Australian packaging giant Amcor has announced that it plans to list its glass and beverage can packaging unit into a separate entity in order to better focus on its core business of plastic packaging.
According to Reuters the planned spinoff of the Australasia and Packaging Distribution (AAPD), which has earned around A$2 billion last year, is slated for December and follows a similar move made by pellet supplier Brambles, which announced its demerger last month.
Following the demerger which is subject to a shareholder vote, both Amcor and the new company will be listed on the Australian Stock Exchange.
Chief Executive Ken MacKenzie will remain as the CEO and Managing Director of Amcor while Graeme Liebelt will be chairman. Meanwhile Nigel Garrard, the current president of AAPD will be appointed CEO of the new company while Chris Roberts will be assuming role as chairman.
“To be a successful market leader, that delivers continuous improvement in customer value, a company must be focused in terms of product portfolio and end markets,” says Mackenzie on the company’s media release.
He says although both businesses are engaged in packaging, they are actually very different in product segments and geographic focus.
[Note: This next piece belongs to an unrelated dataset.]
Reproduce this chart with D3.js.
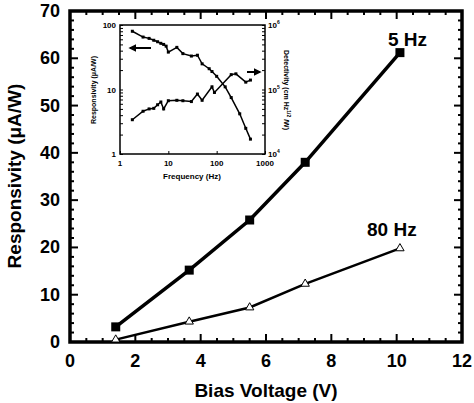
<!DOCTYPE html>
<html><head><meta charset="utf-8">
<script src="https://cdn.jsdelivr.net/npm/d3@7"></script>
<style>body{margin:0;background:#fff}text{font-family:"Liberation Sans",Arial,sans-serif;font-weight:bold}</style>
</head><body><svg id="c" width="474" height="403"></svg>
<script>
// main data
var voltage = [1.4, 3.65, 5.5, 7.2, 10.1];
var resp5 = [3.2, 15.2, 25.8, 38, 61.2];
var resp80 = [0.5, 4.3, 7.3, 12.3, 19.8];
// inset data
var fResp = [1.8, 3, 4, 5, 6, 7, 8, 9, 10, 15, 20, 30, 40, 50, 70, 80, 100, 150, 200, 300, 400, 500];
var respF = [80, 65, 62, 58, 55, 52, 50, 47, 38, 45, 36, 33, 34, 25, 21, 19, 16, 11, 7.5, 4.2, 2.5, 1.7];
var fDet = [1.8, 3, 4, 5, 6, 7, 8, 10, 15, 20, 30, 40, 50, 80, 90, 200, 250, 400, 500];
var detF = [3.4e4, 4.6e4, 5e4, 5.1e4, 5.8e4, 6.4e4, 5e4, 6.7e4, 6.8e4, 6.7e4, 6.5e4, 8.5e4, 6.8e4, 1.1e5, 9e4, 1.7e5, 1.75e5, 1.3e5, 1.4e5];

var svg = d3.select("#c");
var x = d3.scaleLinear().domain([0, 12]).range([70, 462]);
var y = d3.scaleLinear().domain([0, 70]).range([342, 11]);

svg.append("rect").attr("x", 70).attr("y", 11).attr("width", 392).attr("height", 331)
  .attr("fill", "none").attr("stroke", "#000").attr("stroke-width", 3.5);

// minor ticks
d3.range(0, 12.01, 0.5).forEach(function(v){
  var L = v % 2 == 0 ? 8 : 4;
  svg.append("line").attr("x1", x(v)).attr("x2", x(v)).attr("y1", 342).attr("y2", 342 - L).attr("stroke", "#000").attr("stroke-width", 2);
  svg.append("line").attr("x1", x(v)).attr("x2", x(v)).attr("y1", 11).attr("y2", 11 + L).attr("stroke", "#000").attr("stroke-width", 2);
});
d3.range(0, 70.01, 2).forEach(function(v){
  var L = v % 10 == 0 ? 8 : 4;
  svg.append("line").attr("x1", 70).attr("x2", 70 + L).attr("y1", y(v)).attr("y2", y(v)).attr("stroke", "#000").attr("stroke-width", 2);
  svg.append("line").attr("x1", 462).attr("x2", 462 - L).attr("y1", y(v)).attr("y2", y(v)).attr("stroke", "#000").attr("stroke-width", 2);
});
d3.range(0, 13, 2).forEach(function(v){
  svg.append("text").attr("x", x(v)).attr("y", 367).attr("text-anchor", "middle").attr("font-size", 18).text(v);
});
d3.range(0, 71, 10).forEach(function(v){
  svg.append("text").attr("x", 60).attr("y", y(v) + 6).attr("text-anchor", "end").attr("font-size", 18).text(v);
});
svg.append("text").attr("x", 266).attr("y", 397).attr("text-anchor", "middle").attr("font-size", 19).text("Bias Voltage (V)");
svg.append("text").attr("transform", "translate(21,176) rotate(-90)").attr("text-anchor", "middle").attr("font-size", 19).text("Responsivity (\u03bcA/W)");

var line = function(ys){ return d3.line().x(function(d, i){ return x(voltage[i]); }).y(function(d){ return y(d); })(ys); };
svg.append("path").attr("d", line(resp5)).attr("fill", "none").attr("stroke", "#000").attr("stroke-width", 3.5);
svg.append("path").attr("d", line(resp80)).attr("fill", "none").attr("stroke", "#000").attr("stroke-width", 2.5);
svg.selectAll(".sq").data(resp5).enter().append("rect").attr("x", function(d, i){ return x(voltage[i]) - 4.5; })
  .attr("y", function(d){ return y(d) - 4.5; }).attr("width", 9).attr("height", 9).attr("fill", "#000");
svg.selectAll(".tr").data(resp80).enter().append("path").attr("d", d3.symbol(d3.symbolTriangle, 30)())
  .attr("transform", function(d, i){ return "translate(" + x(voltage[i]) + "," + y(d) + ")"; })
  .attr("fill", "#fff").attr("stroke", "#000").attr("stroke-width", 1);
svg.append("text").attr("x", 388).attr("y", 46).attr("font-size", 19).text("5 Hz");
svg.append("text").attr("x", 367).attr("y", 236).attr("font-size", 19).text("80 Hz");

// inset
var ix = d3.scaleLog().domain([1, 1000]).range([120, 265]);
var iy = d3.scaleLog().domain([1, 100]).range([154, 25]);
var iy2 = d3.scaleLog().domain([1e4, 1e6]).range([154, 25]);
svg.append("rect").attr("x", 120).attr("y", 25).attr("width", 145).attr("height", 129).attr("fill", "none").attr("stroke", "#000").attr("stroke-width", 1.5);
var g = svg.append("g");
g.append("g").attr("transform", "translate(0,154)").call(d3.axisTop(ix).ticks(3).tickSize(3).tickFormat(""));
g.append("g").attr("transform", "translate(120,0)").call(d3.axisRight(iy).tickSize(3).tickFormat(""));
g.append("g").attr("transform", "translate(265,0)").call(d3.axisLeft(iy2).tickSize(3).tickFormat(""));
g.selectAll(".domain").remove();
[1, 10, 100, 1000].forEach(function(v){
  svg.append("text").attr("x", ix(v)).attr("y", 166).attr("text-anchor", "middle").attr("font-size", 8).text(v);
});
[1, 10, 100].forEach(function(v){
  svg.append("text").attr("x", 116).attr("y", iy(v) + 3).attr("text-anchor", "end").attr("font-size", 8).text(v);
});
[4, 5, 6].forEach(function(e){
  var t = svg.append("text").attr("x", 268).attr("y", iy2(Math.pow(10, e)) + 3).attr("font-size", 8).text("10");
  t.append("tspan").attr("dy", -4).attr("font-size", 5).text(e);
});
svg.append("text").attr("x", 192).attr("y", 179).attr("text-anchor", "middle").attr("font-size", 8).text("Frequency (Hz)");
svg.append("text").attr("transform", "translate(96,90) rotate(-90)").attr("text-anchor", "middle").attr("font-size", 7).text("Responsivity (\u03bcA/W)");
var dl = svg.append("text").attr("transform", "translate(284,90) rotate(90)").attr("text-anchor", "middle").attr("font-size", 7).text("Detectivity (cm Hz");
dl.append("tspan").attr("dy", -3).attr("font-size", 5).text("1/2");
dl.append("tspan").attr("dy", 3).text(" /W)");

svg.append("path").attr("d", d3.line().x(function(d, i){ return ix(fResp[i]); }).y(function(d){ return iy(d); })(respF))
  .attr("fill", "none").attr("stroke", "#000").attr("stroke-width", 1.5);
svg.append("path").attr("d", d3.line().x(function(d, i){ return ix(fDet[i]); }).y(function(d){ return iy2(d); })(detF))
  .attr("fill", "none").attr("stroke", "#000").attr("stroke-width", 1.5);
svg.selectAll(".ir").data(respF).enter().append("rect").attr("x", function(d, i){ return ix(fResp[i]) - 1.5; })
  .attr("y", function(d){ return iy(d) - 1.5; }).attr("width", 3).attr("height", 3);
svg.selectAll(".id").data(detF).enter().append("rect").attr("x", function(d, i){ return ix(fDet[i]) - 1.5; })
  .attr("y", function(d){ return iy2(d) - 1.5; }).attr("width", 3).attr("height", 3);

// arrows
svg.append("defs").append("marker").attr("id", "ah").attr("viewBox", "0 0 10 10").attr("refX", 8).attr("refY", 5)
  .attr("markerWidth", 4).attr("markerHeight", 4).attr("orient", "auto").append("path").attr("d", "M0,0L10,5L0,10z");
svg.append("line").attr("x1", 151).attr("y1", 48).attr("x2", 130).attr("y2", 48).attr("stroke", "#000").attr("stroke-width", 2).attr("marker-end", "url(#ah)");
svg.append("line").attr("x1", 247).attr("y1", 72).attr("x2", 260).attr("y2", 72).attr("stroke", "#000").attr("stroke-width", 2).attr("marker-end", "url(#ah)");
</script></body></html>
The plastics packaging business derives 95 percent of its sales from outside Australia, while AAPD garners two-thirds of its sales from the country and New Zealand.
Mackenzie says the glass, beverage can and carton board business is “extremely well-positioned to be sustainable in Australia” despite the impact of the struggling Australian economy. He adds that Amcor has invested more than a billion dollars in the unit over the past six years.
“Over the past six years, Amcor has invested significantly in AAPD to improve its manufacturing capabilities and ensure it is well positioned for growth. These investments have been in excess of $1 billion over that period and include the new recycled paper mill at Botany, a new furnace at the glass bottle plant at Gawler and a new beverage can line in New Zealand. AAPD will continue to benefit from these initiatives in terms of earnings and cash flow.”
Mackenzie declined to comment on how much the listing is worth but analysts are positive about the demerging announcement.
“Broadly speaking, it looks like a good move for shareholders,” said Ric Spooner, chief market analyst at CMC Markets, quoted in the Reuters report. “I think it does seem to be a situation where some of the parts are ultimately worth more than the whole.”
More details about the decision are expected to be announced during the presentation of the full-year results on August 19.